Solve for all possible functions f: $|f(x)-f(y)|=2|x-y|$.

The function $f$ is clearly continuous and one-to-one, since it satisfies the Lipschitz condition and $f(x) = f(y)$ implies $x=y$. Thus $f$ is monotone, and consequently either increasing or decreasing.

If $f$ is increasing, the condition $|f(x) - f(0)| = 2|x|$ leads to $$x > 0 \implies f(x) > f(0) \implies f(x) - f(0) = 2x$$ and $$x < 0 \implies f(x) < f(0) \implies f(0) - f(x) = -2x$$ so that $f(x) = 2x + f(0)$ for all $x \in \mathbb R$.

Likewise, if $f$ is decreasing then $f(x) = -2x + f(0)$ for all $x \in \mathbb R$.

This means these are the only two functions satisfying the stated condition.

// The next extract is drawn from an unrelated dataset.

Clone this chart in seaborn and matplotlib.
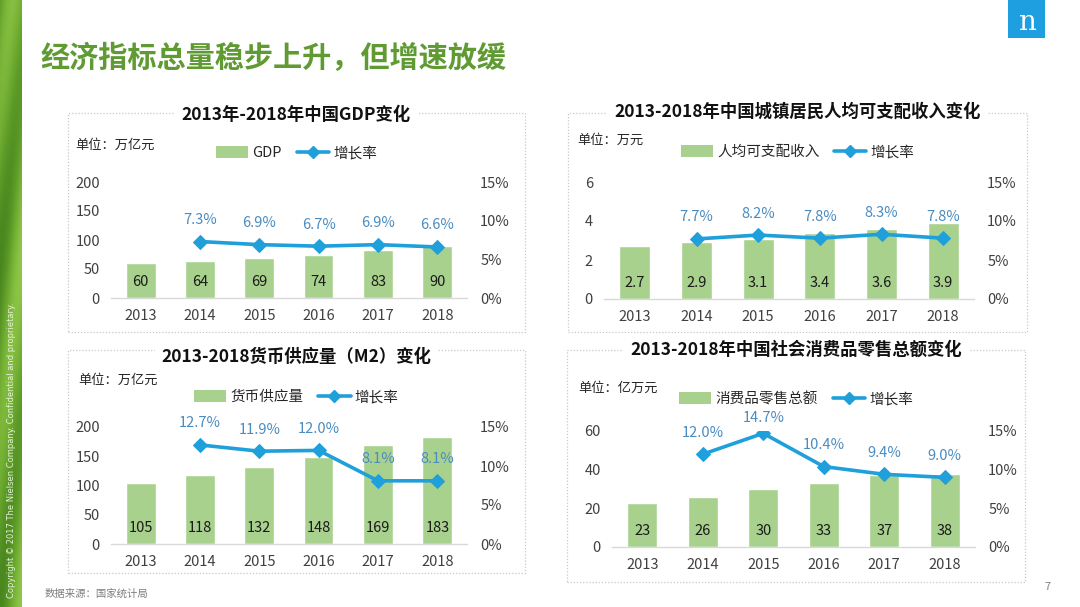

Another way to look at it is perhaps that the condition is equivalent to
$$\left|\dfrac{f(x)-f(y)}{x-y}\right| = 2 \quad \quad \text{for } x \neq y$$ which says that absolute values of the slopes of the secant lines at any pair of points $x$ and $y$ are always 2. That is, the possible slopes of the secant lines at any pair of points $x$ and $y$ are $\pm 2$